When the Grantor serves as the initial Trustee of a Revocable Living Trust, the day-to-day management duties are generally minimal. The Grantor simply continues to manage the assets as they did before the trust was established, operating under their Social Security Number for all tax purposes. The primary administrative task is maintaining accurate records of all trust assets, income, and expenses to ensure a seamless transition later.
The critical procedural change occurs upon the Grantor’s legal incapacity, which shifts fiduciary responsibility to the named Successor Trustee. The trust instrument defines the standard for determining incapacity. The Successor Trustee must formally accept the role in writing before exercising any authority over the trust property.
Upon acceptance, the Successor Trustee must immediately notify all relevant financial institutions and third parties of the change in management. This notification requires providing documentation of the incapacity and the acceptance of trusteeship. The Successor Trustee’s first duties include ensuring all trust expenses, such as mortgage payments, insurance premiums, and property taxes, are paid promptly.
The Successor Trustee is bound by the fiduciary duty of prudence and must manage the trust assets in the best interest of the beneficiaries, not necessarily the incapacitated Grantor. This management includes reviewing the existing investment portfolio and potentially reallocating assets according to the trust’s investment mandate. The Successor Trustee must also begin keeping detailed records of all income and disbursements, as they are ultimately accountable to the beneficiaries.
Upon the death of the Grantor, the Successor Trustee initiates the formal settlement process, beginning with obtaining a certified death certificate. If the trust continues or generates income after the date of death, the Successor Trustee must apply to the IRS for a new Federal Tax Identification Number (EIN). This EIN is necessary for all post-death financial activities and tax filings.
The Successor Trustee has a fiduciary duty to notify all named beneficiaries and, in some states, potential creditors of the Grantor’s death and the trust’s existence. State statutes, such as the California Probate Code, mandate a specific notice period, typically 120 days, during which beneficiaries can contest the trust terms. Creditor claims must be handled according to strict state-specific non-claim statutes, which govern the time frame for submitting debts.

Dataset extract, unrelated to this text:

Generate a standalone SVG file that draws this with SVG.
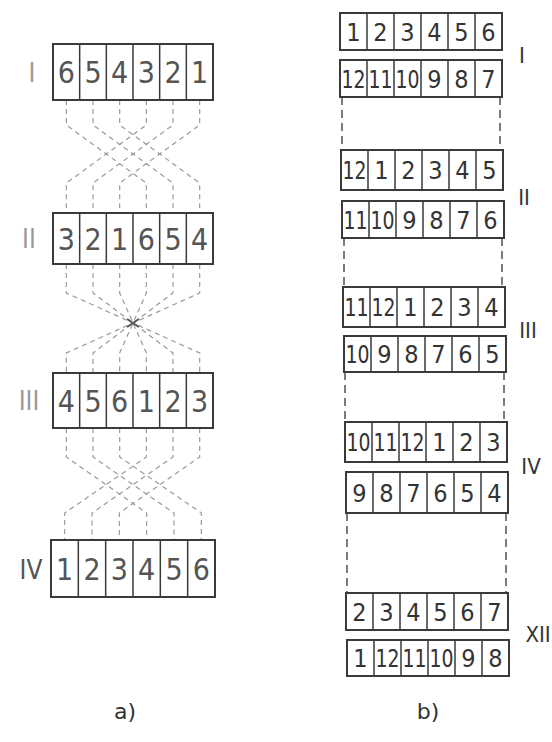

A necessary step is the professional valuation and appraisal of all trust assets as of the date of death for federal estate tax purposes. Real estate and complex business interests require formal appraisals by certified professionals to establish the new cost basis for income tax purposes, known as the “step-up in basis.” This new basis is crucial for calculating future capital gains taxes if the assets are later sold by the beneficiaries.
The Successor Trustee must address any outstanding debts, administration expenses, and final income tax liabilities of the Grantor by filing the Grantor’s final income tax return and the trust’s fiduciary income tax return.
Once all liabilities are settled, the Trustee moves to the distribution phase according to the specific instructions detailed in the trust instrument. Transferring real estate requires the execution of a new Trustee’s Deed, conveying the property directly from the Trustee to the named beneficiary. Financial accounts are transferred either by liquidating the assets and distributing the cash or by re-titling the account directly into the beneficiary’s name.
Before final distribution, the Successor Trustee must prepare a comprehensive final accounting, detailing all receipts, disbursements, and asset management decisions since the Grantor’s death. This accounting must be provided to all beneficiaries, who must generally approve it before the Trustee is formally released from their fiduciary obligations.